Not a border crisis, but a labor market crisis: The often overlooked "pull" factor of U.S. border crossings
Dany Bahar
Journal of Policy Analysis and Management, forthcoming
Abstract:
This study investigates the link between Southwest U.S. border crossings and labor market tightness, measured by the job openings to unemployed ratio, over nearly 25 years (2000 to 2024). Analyzing monthly data, it finds a strong positive correlation, suggesting that increased border crossings strongly align with greater job availability. Exploiting data across different presidential administrations reveals no statistically significant differences in this relationship, regardless of the President's party. The findings suggest a natural economic adjustment mechanism in which crossings naturally decrease as the labor market cools.
Enclaves and Assimilation in the Age of Mass Migration: Evidence from Ethnic Catholic Churches
Ran Abramitzky, Leah Platt Boustan & Osea Giuntella
NBER Working Paper, January 2025
Abstract:
Immigrant enclaves offer valuable ethnic amenities but may delay assimilation. We study enclave formation in the Age of Mass Migration by using the centralized location decisions for "ethnic" Catholic churches. After a church opening, same-ethnicity residents of chosen neighborhoods experienced falling earnings but strengthened communal ties, as compared to residents of areas matched on baseline characteristics. Treated residents held more manual occupations, and increased in-group marriage and naming. These effects persist into the second generation and are not observed for non-ethnic neighbors. Consistent with the historical record, Poles organized communal life around neighborhood parishes, but Italians were less church-centered.
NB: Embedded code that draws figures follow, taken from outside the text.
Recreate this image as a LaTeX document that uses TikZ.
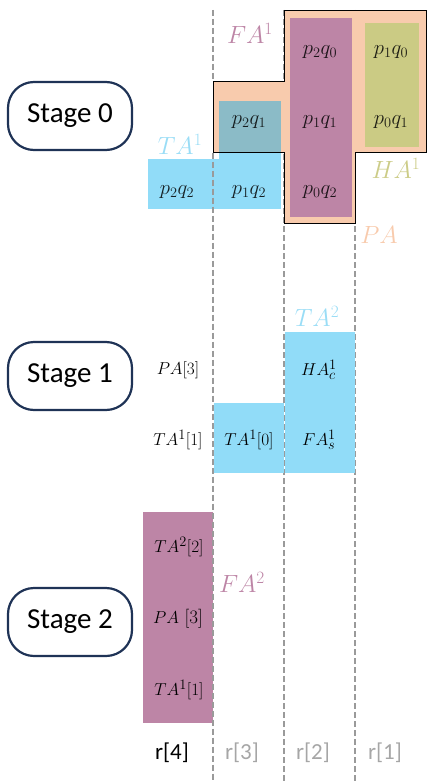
\documentclass[tikz,border=0pt]{standalone}
\usepackage{fontspec}
\setsansfont{Carlito}
\definecolor{peach}{HTML}{F8CBAD}
\definecolor{fapurple}{HTML}{BD85A6}
\definecolor{haolive}{HTML}{CBCB84}
\definecolor{tablue}{HTML}{91DCF8}
\definecolor{tateal}{HTML}{8BBBC7}
\definecolor{navy}{HTML}{1F3356}
\definecolor{rgray}{HTML}{A6A6A6}
\definecolor{dgray}{HTML}{9A9A9A}
\definecolor{labblue}{HTML}{9ADDF6}
\definecolor{labolive}{HTML}{CCCC88}
\definecolor{labpurple}{HTML}{BD85A6}
\begin{document}
\begin{tikzpicture}[x=1pt,y=-1pt,
  stagebox/.style={draw=navy,line width=2.2pt,rounded corners=26pt,minimum width=124pt,minimum height=68pt,font=\sffamily\fontsize{29}{31}\selectfont,inner sep=0pt},
  guide/.style={draw=dgray,line width=2.2pt,dash pattern=on 6pt off 3pt},
  cell/.style={font=\fontsize{22.5}{24}\selectfont,text opacity=0.85,inner sep=0pt},
  small/.style={font=\fontsize{19}{21}\selectfont,inner sep=0pt},
  biglab/.style={font=\fontsize{26}{28}\selectfont,inner sep=0pt},
  rlab/.style={font=\sffamily\fontsize{23}{25}\selectfont,inner sep=0pt}]
\useasboundingbox (0,0) rectangle (438,781);
% stage boxes
\node[stagebox] (s0) at (70,116) {Stage 0};
\node[stagebox] (s1) at (70,376) {Stage 1};
\node[stagebox] (s2) at (70,622) {Stage 2};
% guides hidden under PA (drawn first)
\draw[guide] (284.3,10) -- (284.3,781);
\draw[guide] (355.3,10) -- (355.3,781);
% PA region
\fill[peach] (284.3,10.7) -- (426.7,10.7) -- (426.7,152.7) -- (355.3,152.7) -- (355.3,223.3) -- (284.3,223.3) -- (284.3,152.7) -- (213.3,152.7) -- (213.3,81.7) -- (284.3,81.7) -- cycle;
% FA1 and HA1
\fill[fapurple] (290,18.3) rectangle (352,216.7);
\fill[haolive] (365.3,23.3) rectangle (418.7,146.7);
% TA1 L-shape
\fill[tablue] (148.3,159) rectangle (280.7,209);
\fill[tablue] (219,152.7) rectangle (280.7,159);
\fill[tateal] (219,101) rectangle (280.7,152.7);
% PA outline
\draw[black,line width=1.1pt] (284.3,10.7) -- (426.7,10.7) -- (426.7,152.7) -- (355.3,152.7) -- (355.3,223.3) -- (284.3,223.3) -- (284.3,152.7) -- (213.3,152.7) -- (213.3,81.7) -- (284.3,81.7) -- cycle;
% stage 1 boxes
\fill[tablue] (285,332) rectangle (355,473);
\fill[tablue] (214,403) rectangle (284,473);
% stage 2 box
\fill[fapurple] (143.3,512.3) rectangle (213.3,723.3);
% guide at r[4]/r[3] on top
\draw[guide] (213.3,10) -- (213.3,81.7);
\draw[guide] (213.3,152.7) -- (213.3,781);
% cells stage 0
\node[cell] (c20) at (320,52) {$p_2q_0$};
\node[cell] (c10) at (391,52) {$p_1q_0$};
\node[cell] (c21) at (249,122) {$p_2q_1$};
\node[cell] (c11) at (320,122) {$p_1q_1$};
\node[cell] (c01) at (391,122) {$p_0q_1$};
\node[cell] (c22) at (177,192) {$p_2q_2$};
\node[cell] (c12) at (249,192) {$p_1q_2$};
\node[cell] (c02) at (320,192) {$p_0q_2$};
% big labels
\node[biglab,text=labpurple] (lfa1) at (250,33) {$FA^1$};
\node[biglab,text=labblue] (lta1) at (180,144) {$TA^1$};
\node[biglab,text=labolive] (lha1) at (396,168) {$HA^1$};
\node[biglab,text=peach] (lpa) at (379,235) {$PA$};
\node[biglab,text=labblue] (lta2) at (317,316) {$TA^2$};
\node[biglab,text=labpurple] (lfa2) at (242,582) {$FA^2$};
% stage 1 labels
\node[small] (pa3a) at (178,370) {$PA[3]$};
\node[small] (ta11a) at (178,440) {$TA^1[1]$};
\node[small] (ta10) at (249,440) {$TA^1[0]$};
\node[small] (hac) at (319,370) {$HA_c^1$};
\node[small] (fas) at (319,440) {$FA_s^1$};
% stage 2 labels
\node[small] (ta22) at (179,547) {$TA^2[2]$};
\node[small] (pa3b) at (178,619) {$PA$ [3]};
\node[small] (ta11b) at (179,690) {$TA^1[1]$};
% r labels
\node[rlab] (r4) at (172,753) {r[4]};
\node[rlab,text=rgray] (r3) at (242,753) {r[3]};
\node[rlab,text=rgray] (r2) at (313,753) {r[2]};
\node[rlab,text=rgray] (r1) at (385,753) {r[1]};
\end{tikzpicture}
\end{document}
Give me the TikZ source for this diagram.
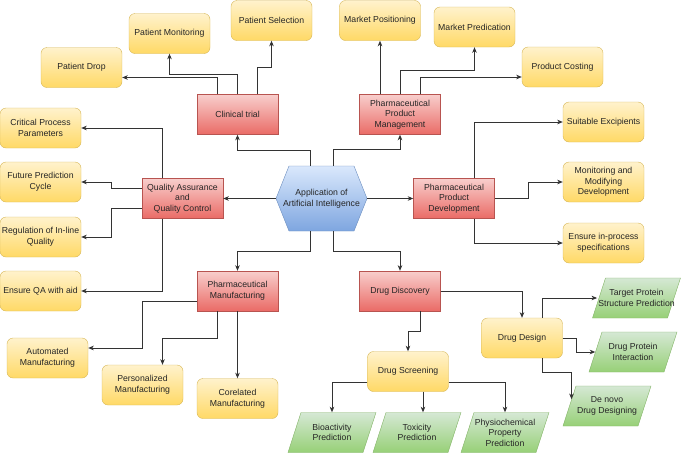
\documentclass[tikz,border=0pt]{standalone}
\usepackage{fontspec}
\setmainfont{Liberation Sans}
\usetikzlibrary{calc,arrows.meta}
\definecolor{yTop}{HTML}{FFF2CC}
\definecolor{yBot}{HTML}{FFD966}
\definecolor{yStroke}{HTML}{D6B656}
\definecolor{rTop}{HTML}{F8CECC}
\definecolor{rBot}{HTML}{EA6B66}
\definecolor{rStroke}{HTML}{B85450}
\definecolor{bTop}{HTML}{DAE8FC}
\definecolor{bBot}{HTML}{7EA6E0}
\definecolor{bStroke}{HTML}{6C8EBF}
\definecolor{gTop}{HTML}{D5E8D4}
\definecolor{gBot}{HTML}{97D077}
\definecolor{gStroke}{HTML}{82B366}
\definecolor{lineC}{HTML}{333333}
\newcommand\gpara[4]{%
  \path[draw=gStroke, top color=gTop, bottom color=gBot]
    (#2-44,#3+20) -- (#2-31,#3-20) -- (#2+44,#3-20) -- (#2+31,#3+20) -- cycle;
  \node[gtext] (#1) at (#2,#3) {#4};}
\begin{document}
\begin{tikzpicture}[x=1pt,y=-1pt,
  base/.style={font=\fontsize{8.7}{10.6}\selectfont, text=black!85, align=center, inner sep=1pt, minimum width=81pt, minimum height=40pt},
  ybox/.style={base, rounded corners=6pt, draw=yStroke, top color=yTop, bottom color=yBot},
  rbox/.style={base, draw=rStroke, top color=rTop, bottom color=rBot},
  gtext/.style={base, minimum width=75pt},
  arr/.style={draw=lineC, line width=0.9pt, -{Stealth[length=5.5pt,width=4.5pt,inset=1.5pt]}}]
\useasboundingbox (0,0) rectangle (685,453);

% centre hexagon
\path[draw=bStroke, top color=bTop, bottom color=bBot]
  (276,198.5) -- (289,166) -- (354,166) -- (367,198.5) -- (354,231) -- (289,231) -- cycle;
\node[font=\fontsize{8.7}{10.6}\selectfont, text=black!85, align=center, minimum width=91pt, minimum height=65pt, inner sep=0pt] (ai) at (321.5,198.5) {Application of\\Artificial Intelligence};

% red nodes
\node[rbox] (ct) at (237.5,114.5) {Clinical trial};
\node[rbox] (ppm) at (400,114.5) {Pharmaceutical\\Product\\Management};
\node[rbox] (qa) at (182.5,198.5) {Quality Assurance\\and\\Quality Control};
\node[rbox] (ppd) at (454,198.5) {Pharmaceutical\\Product\\Development};
\node[rbox] (pm) at (237.5,291) {Pharmaceutical\\Manufacturing};
\node[rbox] (dd) at (400,291) {Drug Discovery};

% yellow nodes
\node[ybox] (pdrop) at (81.5,67.5) {Patient Drop};
\node[ybox] (pmon) at (169.5,33.5) {Patient Monitoring};
\node[ybox] (psel) at (271.5,20.5) {Patient Selection};
\node[ybox] (cpp) at (40.5,128) {Critical Process\\Parameters};
\node[ybox] (fpc) at (40.5,182) {Future Prediction\\Cycle};
\node[ybox] (reg) at (40.5,237) {Regulation of In-line\\Quality};
\node[ybox] (eqa) at (40.5,291) {Ensure QA with aid};
\node[ybox] (auto) at (47.5,358) {Automated\\Manufacturing};
\node[ybox] (pers) at (142.5,385) {Personalized\\Manufacturing};
\node[ybox] (corr) at (237.5,398.5) {Corelated\\Manufacturing};
\node[ybox] (mpos) at (380,20.5) {Market Positioning};
\node[ybox] (mpred) at (474.5,27) {Market Predication};
\node[ybox] (pcost) at (562.5,67) {Product Costing};
\node[ybox] (se) at (603.5,122) {Suitable Excipients};
\node[ybox] (mmd) at (603.5,182) {Monitoring and\\Modifying\\Development};
\node[ybox] (eip) at (603.5,243) {Ensure in-process\\specifications};
\node[ybox] (ddes) at (522,338) {Drug Design};
\node[ybox] (ds) at (408,371.5) {Drug Screening};

% green parallelograms
\gpara{tp}{636.5}{298}{Target Protein\\Structure Prediction}
\gpara{dpi}{633}{352}{Drug Protein\\Interaction}
\gpara{dn}{607}{406}{De novo\\Drug Designing}
\gpara{bio}{332}{432.5}{Bioactivity\\Prediction}
\gpara{tox}{417}{432.5}{Toxicity\\Prediction}
\gpara{phys}{505}{432.5}{Physiochemical\\Property\\Prediction}

% connectors from centre
\draw[arr] ($(ai.north)+(-11.5,0)$) -- ++(0,-15) -| (ct.south);
\draw[arr] ($(ai.north)+(11.5,0)$) -- ++(0,-16) -| (ppm.south);
\draw[arr] (ai.west) -- (qa.east);
\draw[arr] (ai.east) -- (ppd.west);
\draw[arr] ($(ai.south)+(-11.5,0)$) -- ++(0,20) -| (pm.north);
\draw[arr] ($(ai.south)+(11.5,0)$) -- ++(0,20) -| (dd.north);

% clinical trial
\draw[arr] ($(ct.north)+(-20,0)$) |- ($(pdrop.east)+(0,10)$);
\draw[arr] (ct.north) -- ++(0,-20) -| (pmon.south);
\draw[arr] ($(ct.north)+(20,0)$) -- ++(0,-27) -| (psel.south);

% product management
\draw[arr] ($(ppm.north)+(-20,0)$) -- (mpos.south);
\draw[arr] (ppm.north) -- ++(0,-23.5) -| (mpred.south);
\draw[arr] ($(ppm.north)+(20,0)$) |- ($(pcost.west)+(0,10)$);

% quality
\draw[arr] ($(qa.north)+(-20,0)$) |- (cpp.east);
\draw[arr] ($(qa.west)+(0,-10)$) -- ++(-30,0) |- (fpc.east);
\draw[arr] ($(qa.west)+(0,10)$) -- ++(-30,0) |- (reg.east);
\draw[arr] ($(qa.south)+(-20,0)$) |- (eqa.east);

% product development
\draw[arr] ($(ppd.north)+(20,0)$) |- (se.west);
\draw[arr] (ppd.east) -- ++(34,0) |- (mmd.west);
\draw[arr] ($(ppd.south)+(20,0)$) |- (eip.west);

% manufacturing
\draw[arr] ($(pm.west)+(0,10)$) -- ++(-54.5,0) |- ($(auto.east)+(0,-10)$);
\draw[arr] ($(pm.south)+(-20,0)$) -- ++(0,27) -| ($(pers.north)+(20,0)$);
\draw[arr] (pm.south) -- (corr.north);

% drug discovery
\draw[arr] (dd.east) -| (ddes.north);
\draw[arr] ($(dd.south)+(20,0)$) -- ++(0,20) -| (ds.north);

% drug design
\draw[arr] ($(ddes.north)+(20,0)$) |- (tp.west);
\draw[arr] (ddes.east) -- ++(14,0) |- (dpi.west);
\draw[arr] ($(ddes.south)+(20,0)$) -- ++(0,14) -| ($(dn.west)+(2.2,-6.8)$);

% drug screening
\coordinate (dsb) at ($(ds.south)+(15,0)$);
\draw[arr] ($(ds.west)+(0,10.5)$) -| (bio.north);
\draw[arr] (dsb) -- (dsb |- tox.north);
\draw[arr] ($(ds.east)+(0,10.5)$) -| (phys.north);
\end{tikzpicture}
\end{document}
Documenting the Undocumented: The Impact of Employment Verification Mandates on Government Borrowing Costs
Lei Li et al.
Northeastern University Working Paper, October 2024
Abstract:
The impact of undocumented immigrants on the economy is a subject of ongoing debate. We contribute to this debate by examining the effect of undocumented workers on municipal bond markets. Focusing on the adoption of employment verification (E-Verify) laws, which are designed to prevent the hiring of unauthorized workers, we document that the adoption of E-Verify laws leads to a significant decrease in municipal bond offering spreads, indicating reduced government borrowing costs. This effect is more pronounced in states that have a larger population of undocumented immigrants prior to the enactment of E-Verify laws, states perceived to have stronger enforcement of the laws, and states where residents pay greater attention to immigration issues. We also find that E-Verify laws lead to lower levels of governmental expenditures on education, social welfare, hospitals, and police, as well as lower fiscal deficits, constituting possible channels underlying the reduced borrowing costs of municipal governments. Overall, our study sheds light on the significant economic implications of E-Verify laws through the lens of municipal bond markets.